Directive: How many of these lines hold the string "this"? Answer with the number only.

Records to use:
<<<<

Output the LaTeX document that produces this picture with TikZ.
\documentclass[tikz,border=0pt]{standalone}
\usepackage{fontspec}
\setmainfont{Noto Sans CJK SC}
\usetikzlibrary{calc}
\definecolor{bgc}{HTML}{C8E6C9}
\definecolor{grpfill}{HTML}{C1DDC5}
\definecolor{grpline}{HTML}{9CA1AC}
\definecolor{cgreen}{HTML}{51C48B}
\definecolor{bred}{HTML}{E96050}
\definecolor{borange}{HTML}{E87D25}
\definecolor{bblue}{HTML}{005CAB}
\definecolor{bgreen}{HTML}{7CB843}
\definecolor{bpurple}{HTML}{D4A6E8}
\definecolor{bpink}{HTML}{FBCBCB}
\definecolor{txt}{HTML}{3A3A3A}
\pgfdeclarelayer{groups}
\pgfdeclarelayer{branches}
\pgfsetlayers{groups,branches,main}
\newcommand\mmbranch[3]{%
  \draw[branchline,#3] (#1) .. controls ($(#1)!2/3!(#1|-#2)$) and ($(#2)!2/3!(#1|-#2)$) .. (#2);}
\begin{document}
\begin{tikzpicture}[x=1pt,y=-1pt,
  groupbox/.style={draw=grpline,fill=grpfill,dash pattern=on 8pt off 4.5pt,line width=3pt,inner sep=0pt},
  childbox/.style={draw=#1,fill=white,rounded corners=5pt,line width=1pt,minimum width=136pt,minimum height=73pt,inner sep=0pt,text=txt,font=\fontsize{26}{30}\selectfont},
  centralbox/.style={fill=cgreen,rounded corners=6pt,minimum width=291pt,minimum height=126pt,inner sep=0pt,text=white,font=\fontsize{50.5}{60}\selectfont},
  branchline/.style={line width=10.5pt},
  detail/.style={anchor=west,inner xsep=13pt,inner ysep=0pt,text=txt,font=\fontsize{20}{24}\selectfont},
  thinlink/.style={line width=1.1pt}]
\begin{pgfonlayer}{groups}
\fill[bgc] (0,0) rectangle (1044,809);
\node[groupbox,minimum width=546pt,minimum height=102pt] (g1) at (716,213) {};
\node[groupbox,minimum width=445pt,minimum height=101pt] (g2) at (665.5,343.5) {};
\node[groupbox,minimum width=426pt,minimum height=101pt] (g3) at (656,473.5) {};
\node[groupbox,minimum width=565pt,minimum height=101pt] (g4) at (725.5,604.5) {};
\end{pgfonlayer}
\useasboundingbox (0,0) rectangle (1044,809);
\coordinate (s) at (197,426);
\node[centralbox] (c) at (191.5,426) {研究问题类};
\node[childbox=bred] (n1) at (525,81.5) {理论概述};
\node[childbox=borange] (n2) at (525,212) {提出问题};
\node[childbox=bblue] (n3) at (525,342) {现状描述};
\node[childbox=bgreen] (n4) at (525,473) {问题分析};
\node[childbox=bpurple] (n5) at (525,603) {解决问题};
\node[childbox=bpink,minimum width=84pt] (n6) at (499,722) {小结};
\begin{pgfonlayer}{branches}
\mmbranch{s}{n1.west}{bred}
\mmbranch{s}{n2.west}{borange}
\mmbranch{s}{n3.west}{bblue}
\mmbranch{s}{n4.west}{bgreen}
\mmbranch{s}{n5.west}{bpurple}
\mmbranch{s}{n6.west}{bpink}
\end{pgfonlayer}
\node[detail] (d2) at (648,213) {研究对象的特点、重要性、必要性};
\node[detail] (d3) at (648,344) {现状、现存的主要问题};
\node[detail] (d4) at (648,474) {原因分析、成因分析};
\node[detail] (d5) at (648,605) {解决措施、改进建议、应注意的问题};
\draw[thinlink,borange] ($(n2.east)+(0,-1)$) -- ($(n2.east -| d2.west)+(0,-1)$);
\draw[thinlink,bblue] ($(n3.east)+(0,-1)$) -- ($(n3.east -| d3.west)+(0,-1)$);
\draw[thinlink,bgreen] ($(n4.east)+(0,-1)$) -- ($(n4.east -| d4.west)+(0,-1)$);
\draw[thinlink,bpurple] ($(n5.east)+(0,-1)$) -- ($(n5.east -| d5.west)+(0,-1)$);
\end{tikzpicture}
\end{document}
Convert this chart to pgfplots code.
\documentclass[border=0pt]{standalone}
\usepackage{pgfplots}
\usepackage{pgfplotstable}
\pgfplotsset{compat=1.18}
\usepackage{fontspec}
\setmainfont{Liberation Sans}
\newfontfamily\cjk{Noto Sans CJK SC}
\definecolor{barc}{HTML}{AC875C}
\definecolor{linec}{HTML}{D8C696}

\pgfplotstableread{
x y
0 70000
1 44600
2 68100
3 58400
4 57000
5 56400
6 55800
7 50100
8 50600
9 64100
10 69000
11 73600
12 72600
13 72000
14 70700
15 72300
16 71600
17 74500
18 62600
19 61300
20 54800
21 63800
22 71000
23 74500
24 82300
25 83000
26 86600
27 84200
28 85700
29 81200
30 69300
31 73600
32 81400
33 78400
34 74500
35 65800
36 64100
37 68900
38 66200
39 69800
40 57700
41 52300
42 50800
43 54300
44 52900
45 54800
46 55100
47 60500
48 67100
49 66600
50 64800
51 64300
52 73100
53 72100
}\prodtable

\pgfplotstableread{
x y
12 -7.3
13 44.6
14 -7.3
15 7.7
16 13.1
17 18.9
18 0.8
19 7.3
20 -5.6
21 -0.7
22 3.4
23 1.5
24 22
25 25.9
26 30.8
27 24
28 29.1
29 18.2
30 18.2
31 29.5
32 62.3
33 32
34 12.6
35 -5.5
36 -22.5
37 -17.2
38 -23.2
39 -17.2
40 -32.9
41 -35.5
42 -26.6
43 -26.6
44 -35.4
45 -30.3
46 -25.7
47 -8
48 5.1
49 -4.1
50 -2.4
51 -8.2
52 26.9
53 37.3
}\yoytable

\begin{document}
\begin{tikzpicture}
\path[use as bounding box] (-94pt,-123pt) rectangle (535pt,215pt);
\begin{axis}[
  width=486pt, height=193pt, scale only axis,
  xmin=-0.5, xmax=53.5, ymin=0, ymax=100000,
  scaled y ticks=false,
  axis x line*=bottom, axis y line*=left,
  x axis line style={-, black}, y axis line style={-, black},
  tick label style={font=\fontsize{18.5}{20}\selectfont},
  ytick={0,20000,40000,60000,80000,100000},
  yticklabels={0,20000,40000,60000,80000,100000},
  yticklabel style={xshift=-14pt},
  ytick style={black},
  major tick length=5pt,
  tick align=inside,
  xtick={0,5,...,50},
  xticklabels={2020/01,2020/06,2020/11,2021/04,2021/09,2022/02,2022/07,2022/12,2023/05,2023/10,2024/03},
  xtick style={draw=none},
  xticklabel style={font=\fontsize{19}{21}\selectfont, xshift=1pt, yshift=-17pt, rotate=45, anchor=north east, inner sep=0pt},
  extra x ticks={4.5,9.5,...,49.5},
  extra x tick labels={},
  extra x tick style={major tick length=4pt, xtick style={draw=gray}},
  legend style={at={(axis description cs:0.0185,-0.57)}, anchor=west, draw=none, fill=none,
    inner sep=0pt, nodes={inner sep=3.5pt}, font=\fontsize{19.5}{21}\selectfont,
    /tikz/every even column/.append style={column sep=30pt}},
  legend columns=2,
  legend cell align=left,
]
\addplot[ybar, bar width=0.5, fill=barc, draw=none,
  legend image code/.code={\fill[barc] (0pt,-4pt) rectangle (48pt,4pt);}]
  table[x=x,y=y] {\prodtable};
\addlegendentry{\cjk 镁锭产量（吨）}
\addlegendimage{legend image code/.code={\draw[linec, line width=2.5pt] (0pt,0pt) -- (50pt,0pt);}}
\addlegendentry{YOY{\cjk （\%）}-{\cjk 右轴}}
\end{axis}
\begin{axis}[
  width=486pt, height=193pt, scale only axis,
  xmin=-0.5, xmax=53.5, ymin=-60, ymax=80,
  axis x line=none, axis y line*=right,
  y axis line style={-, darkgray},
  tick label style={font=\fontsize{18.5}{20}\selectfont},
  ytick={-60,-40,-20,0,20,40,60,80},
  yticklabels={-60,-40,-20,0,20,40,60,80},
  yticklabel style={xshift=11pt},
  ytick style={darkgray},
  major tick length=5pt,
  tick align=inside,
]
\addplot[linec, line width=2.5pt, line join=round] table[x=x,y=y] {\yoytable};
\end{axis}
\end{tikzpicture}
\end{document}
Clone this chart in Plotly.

>>>>

Response below: 3